We recently read Paul Graham’s 2002 article “A Plan for Spam” for our Digital History class and as a group, we came to the surprising realisation that we do not, in fact, get much spam anymore. So this got me thinking: What would an archive of spam look like? Would it tell us anything?
The idea of keeping what used to be “garbage” has been gaining currency in recent years. People are finding meaning in the things others throw away, from grocery lists to postcards. See, for example, Davy Rothbart’s Found Magazine (and the book he’s published) – there is an internet archive of the most random objects people find, and find meaning in. Today’s “find of the day” was a handwritten note asking Joey to give Grandpa more hugs because he feels left out. I had my own experience in that regard: last spring, I was walking across the Maryland Bridge in Winnipeg and I came across a manila envelope stuffed with pages of handwritten notes and drawings that had been mailed around 1991. I read the whole thing, but then decided to leave it where I found it. I couldn’t bear to throw it out, but I didn’t know what I would do with it if I kept it. Maybe someone else would find more meaning in it than I did.

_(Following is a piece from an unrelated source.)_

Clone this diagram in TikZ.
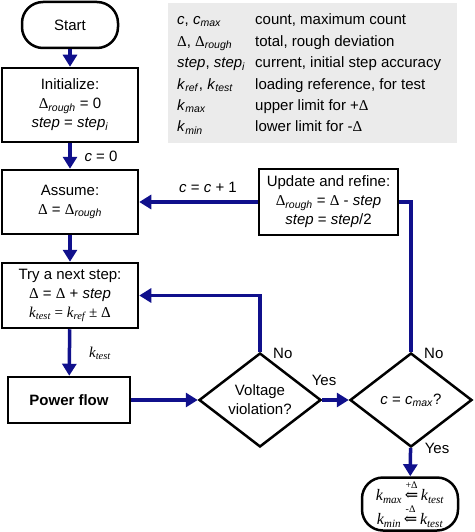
\documentclass[tikz,border=0pt]{standalone}
\usepackage{amsmath}
\usepackage{fontspec}
\setmainfont{Liberation Sans}
\newfontfamily\tmfont{Liberation Serif}
\newfontfamily\djfont{DejaVu Serif}
\usetikzlibrary{arrows.meta,shapes.geometric}
\definecolor{flowblue}{RGB}{16,16,140}
\definecolor{legendgray}{RGB}{235,235,235}
\newcommand{\iv}[1]{\textit{#1}}
\newcommand{\isub}[1]{\textsubscript{\textit{#1}}}
\newcommand{\D}{{\tmfont Δ}}
\newcommand{\tk}[1]{{\tmfont\itshape k\textsubscript{#1}}}
\newcommand{\larr}[1]{\ensuremath{\overset{\text{\fontsize{10}{10}\selectfont\tmfont #1}}{\text{\djfont\fontsize{16}{16}\selectfont ⇐}}}}
\begin{document}
\begin{tikzpicture}[x=1pt,y=-1pt,
  font=\fontsize{15}{19}\selectfont,
  box/.style={draw=black,line width=2.5pt,align=center,inner sep=0pt},
  proc/.style={box,rectangle,minimum width=136pt},
  term/.style={box,rectangle,rounded corners=21pt},
  dec/.style={box,diamond,aspect=1.3,minimum width=122pt,minimum height=94pt},
  flow/.style={draw=flowblue,line width=3.5pt,-{Triangle[length=12pt,width=14pt]}},
  link/.style={draw=flowblue,line width=3.5pt},
  lbl/.style={inner sep=0pt}]
\useasboundingbox (0,0) rectangle (474,532);

% legend
\node[fill=legendgray,minimum width=289pt,minimum height=140pt,inner sep=0pt] (legend) at (312.5,73) {};
\node[lbl,anchor=west,align=left] (legtext) at (177,74) {\renewcommand{\arraystretch}{1.13}%
\begin{tabular}{@{}p{78pt}@{}l@{}}
\iv{c}, \iv{c}\isub{max} & count, maximum count\\
\D, \D\isub{rough} & total, rough deviation\\
\iv{step}, \iv{step}\isub{i} & current, initial step accuracy\\
\iv{k}\isub{ref}, \iv{k}\isub{test} & loading reference, for test\\
\iv{k}\isub{max} & upper limit for +\D\\
\iv{k}\isub{min} & lower limit for -\D
\end{tabular}};

% nodes
\node[term,minimum width=96pt,minimum height=46pt] (start) at (70,25) {Start};
\node[proc,minimum height=74pt] (init) at (70,105) {Initialize:\\ \D\isub{rough} = 0\\ \iv{step} = \iv{step}\isub{i}};
\node[proc,minimum height=64pt] (assume) at (70,202) {Assume:\\ \D{} = \D\isub{rough}};
\node[proc,minimum height=65pt] (try) at (70,295.5) {Try a next step:\\ \D{} = \D{} + \iv{step}\\ {\tmfont\tk{test} = \tk{ref} ± Δ}};
\node[proc,minimum width=122pt,minimum height=46pt] (power) at (69,400) {\bfseries Power flow};
\node[dec] (volt) at (260,400) {Voltage\\violation?};
\node[dec] (cdia) at (411,400) {\iv{c} = \iv{c}\isub{max}?};
\node[proc,minimum width=139pt,minimum height=66pt] (update) at (328.5,202) {Update and refine:\\ \D\isub{rough} = \D{} - \iv{step}\\ \iv{step} = \iv{step}/2};
\node[term,minimum width=96pt,minimum height=53pt,font=\fontsize{16}{19}\selectfont] (final) at (410,504) {\tk{max}\,\larr{+Δ}\,\tk{test}\\[0pt] \tk{min}\,\larr{-Δ}\,\tk{test}};

% connectors
\draw[flow] (start) -- (init);
\draw[flow] (init) -- (assume);
\draw[flow] (assume) -- (try);
\draw[flow] (try) -- (power);
\draw[flow] (power) -- (volt);
\draw[flow] (volt) -- (cdia);
\draw[flow] (volt.north) |- (try.east);
\draw[link] (cdia.north) |- (update.east);
\draw[flow] (update) -- (assume);
\draw[flow] (cdia) -- (final);

% labels
\node[lbl] (l0) at (101,156) {\iv{c} = 0};
\node[lbl] (lk) at (100,353) {\tk{test}};
\node[lbl] (lc) at (208,187) {\iv{c} = \iv{c} + 1};
\node[lbl,anchor=west] (no1) at (273,353) {No};
\node[lbl,anchor=west] (no2) at (424,353) {No};
\node[lbl] (yes1) at (324,380) {Yes};
\node[lbl] (yes2) at (437,448) {Yes};
\end{tikzpicture}
\end{document}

Things like this are invested with meaning by the finder. But the internet opens up a whole new level of “junk” to be discarded or cherished: from spam, to old emails, to myriad inactive web pages, there is more potential garbage than ever before. But I don’t think the appeal of something like Found Magazine is in mass produced fliers or advertisements anymore than there is an appeal to an archive of old spam. The appeal is in the human element, and in the connection between the object and the finder. People send things to Rothbart because they felt a connection to them, and they think maybe someone else will too. I’ve never personally felt a connection to junk mail. In fact, I’d prefer to forget it altogether.